Die Arbeitsteiligkeit hat diese Möglichkeit mehr und mehr eingeschränkt. Führung muß sich also heute auf Zielvorgaben, Motivation von Mitarbeitern und Erfolgskontrolle beschränken und konzentrieren

ISDN wird diese Umstellung von der alten Arbeitsdisziplin auf eine neue Kommunikationsmoral erleichtern.

Ungeachtet solcher Chancen für mehr Freiheit und Selbstverwirklichung, damit auch für mehr Humanisierung der Arbeitswelt, fragt sich der eine oder andere, ob die Kommunikationsgesellschaft der Zukunft - für die ISDN steht - nicht doch eine Gesellschaft ohne Kommunikation werden könnte. Aber die Suppe wird auch hier nicht so heiß gegessen werden wie sie gekocht wurde.

Erinnern wir uns: Anfang der siebziger Jahre behaupteten die Vorsänger der elektronischen Industrie, bald würden die Lehrer durch den Lehrautomaten ersetzt werden, und noch Anfang der achtziger Jahre konnten wir landauf und landab hören, bald werde das papierlose Zeitalter anbrechen und die elektronische Mitteilung unsere bisherigen Gewohnheiten ersetzen. Heute haben wir mehr Lehrer denn je und verbrauchen mehr Papier als vor der Einführung der Elektronik.

Wie Bundesminister Riesenhuber einmal sagte: Prognosen sind Voraussagen in einem überraschungsfreien Raum, und den gibt es bekanntlich nicht.
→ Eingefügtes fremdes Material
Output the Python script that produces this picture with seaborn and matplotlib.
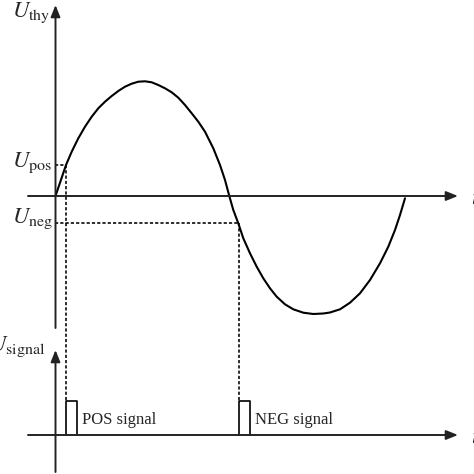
import matplotlib
matplotlib.use('Agg')
import matplotlib.pyplot as plt
import seaborn as sns

# thyristor voltage curve (x: time from origin, y: voltage)
wave_t = [0, 10.5, 16.2, 22.8, 29.5, 36.2, 42.8, 49.5, 56.2, 62.8, 69.5, 76.2, 82.8,
          89.5, 96.2, 102.8, 109.5, 116.2, 122.8, 129.5, 136.2, 142.8, 149.5, 157.8,
          164.5, 169.5, 173.8, 177.8, 182.8, 187.8, 194.5, 201.2, 207.8, 214.5, 221.2,
          229.5, 237.8, 247.8, 257.8, 267.8, 274.5, 284.5, 294.5, 304.5, 314.5, 324.5,
          332.8, 339.5, 344.5, 349.5]
wave_u = [0, 31, 44.3, 57.7, 69.3, 79.3, 87.7, 94.3, 100, 105, 109.3, 112.3, 114.3,
          114.7, 113.7, 111, 107.7, 103.7, 98.3, 91, 82.7, 74.3, 64.3, 47.7,
          31, 16, 0, -14, -27.3, -42.3, -57.3, -70.7, -82.3, -92.3, -100.7,
          -108.3, -113.3, -116.7, -118, -117.5, -116.5, -113.3, -106.7, -97.3, -84, -67.3,
          -50.7, -34, -19, -2.3]

# trigger levels and the moments they are crossed
u_pos = 31
u_neg = -27.3
t_pos = 10.5
t_neg = 183.2

# signal pulses
pulse_start = [t_pos, t_neg]
pulse_width = [11, 11]
pulse_height = [34, 34]
pulse_names = ['POS signal', 'NEG signal']
signal_base = -239

sns.set_theme(style='white')
plt.rcParams['font.family'] = ['Liberation Serif', 'DejaVu Serif']
plt.rcParams['mathtext.fontset'] = 'stix'

fig = plt.figure(figsize=(4.74, 4.74), dpi=100)
ax = fig.add_axes([0, 0, 1, 1])
ax.set_xlim(-55.5, 418.5)
ax.set_ylim(-278, 196)
ax.axis('off')

arrow = dict(arrowstyle='-|>,head_length=0.7,head_width=0.28', color='#222222', lw=1.4,
             shrinkA=0, shrinkB=0, mutation_scale=10)

#axes of the upper (voltage) plot
ax.annotate('', xy=(0, 191), xytext=(0, -132), arrowprops=arrow)
ax.annotate('', xy=(402.5, 0), xytext=(-27.5, 0), arrowprops=arrow)
#axes of the lower (signal) plot
ax.annotate('', xy=(0, -154), xytext=(0, -276), arrowprops=arrow)
ax.annotate('', xy=(402.5, signal_base), xytext=(-27.5, signal_base), arrowprops=arrow)

sns.lineplot(x=wave_t, y=wave_u, sort=False, estimator=None, color='black', lw=1.5, ax=ax)

# dashed guide lines
dash = dict(color='black', lw=1.15, ls=(0, (2.0, 1.3)))
ax.plot([0, t_pos], [u_pos, u_pos], **dash)
ax.plot([t_pos, t_pos], [u_pos, signal_base + pulse_height[0]], **dash)
ax.plot([0, t_neg], [u_neg, u_neg], **dash)
ax.plot([t_neg, t_neg], [u_neg, signal_base + pulse_height[1]], **dash)

for s, w, h, name in zip(pulse_start, pulse_width, pulse_height, pulse_names):
    sns.lineplot(x=[s, s, s + w, s + w], y=[signal_base, signal_base + h, signal_base + h, signal_base],
                 sort=False, estimator=None, color='black', lw=1.2, ax=ax)
    ax.text(s + w + 5, signal_base + 11, name, fontsize=12, ha='left', va='baseline')

ax.text(-44, 179, r'$U_{\mathrm{thy}}$', fontsize=16.5, ha='left', va='baseline')
ax.text(-44, 29, r'$U_{\mathrm{pos}}$', fontsize=16.5, ha='left', va='baseline')
ax.text(-44, -27, r'$U_{\mathrm{neg}}$', fontsize=16.5, ha='left', va='baseline')
ax.text(-67, -155, r'$U_{\mathrm{signal}}$', fontsize=16.5, ha='left', va='baseline')
ax.text(416, -8, r'$t$', fontsize=16.5, ha='left', va='baseline')
ax.text(416, signal_base - 8, r'$t$', fontsize=16.5, ha='left', va='baseline')

fig.savefig('out.png', dpi=100)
Der menschliche Kontakt wird also durch ISDN nicht beseitigt, sondern in seinen technischen Möglichkeiten verfeinert und entspannt werden können. Auf diese Weise wird kulturelle Vielfalt nicht zerstört, sondern als Möglichkeit besser gesichert.

Wir können natürlich von keiner Technik erwarten, daß sie uns die Entscheidung über unsere eigenen kulturellen und politischen Normen abnimmt. Dies bleibt unsere Sache, und wir können sie nicht auf die Technik oder die Wissenschaft abschieben.

Allerdings wäre es ein Vorzug, wenn wir uns aus der Induzierung aller neuen Entwicklungen durch Technik allmählich lösen und rechtzeitiger damit beginnen würden, den betriebswirtschaftlichen, volkswirtschaftlichen und politischen Rahmen solcher Entwicklungen zu durchdenken. Dafür sind Pilotprojekte wie bei der Einführung des Kabelfernsehens in der Bundesrepublik Deutschland sicher ein guter Weg, und auch mehr interdisziplinäre Forschung über die Technik hinaus könnte hier hilfreich sein.

Von der Forderung nach einer "sozialen Beherrschbarkeit" der Technik durch den Staat halte ich hingegen wenig, denn der Markt ist der einzige Weg, um den Bürgern eines Landes die Option für unterschiedliche Möglichkeiten der Entscheidung offenzuhalten. Die Marktwirtschaft ist die ökonomische Ausgabe der Demokratie und kann durch keine noch so gut gemeinte Regulierung von Staats wegen ersetzt werden.

Bei der Erwägung des möglichen Nutzens von ISDN sollten wir uns allerdings nachdrücklicher als bisher die Frage stellen, wie sich eine solche Technologie auf das Zeitbudget unterschiedlicher Benutzer auswirken mag. Zeit ist die knappste Ressource, die uns allen zur Verfügung steht, und es müßte der erste Sinn jeder technischen Neuerung sein, mehr Zeit für Wesentliches verfügbar zu machen als umgekehrt Zeit für unwesentliche Technik aufwenden zu müssen. Das Fehlen dieses Ansatzes macht die gesamte Fortschrittsdiskussion im technischen Bereich gelegentlich problematisch.

Der Medienbaukasten ist längst zu einer technischen Realität geworden, und er wird es in seiner möglichen Vielfalt durch ISDN noch mehr werden. Auch die beste Technik wird uns jedoch niemals den eigenen Entwurf für unser Leben abnehmen können, und dies sollten wir also auch weder befürchten noch erwarten. Die Menschen sind frei geboren und wollen es bleiben. Sie wollen nicht gelebt werden, sondern leben. Technik kann und soll dabei helfen.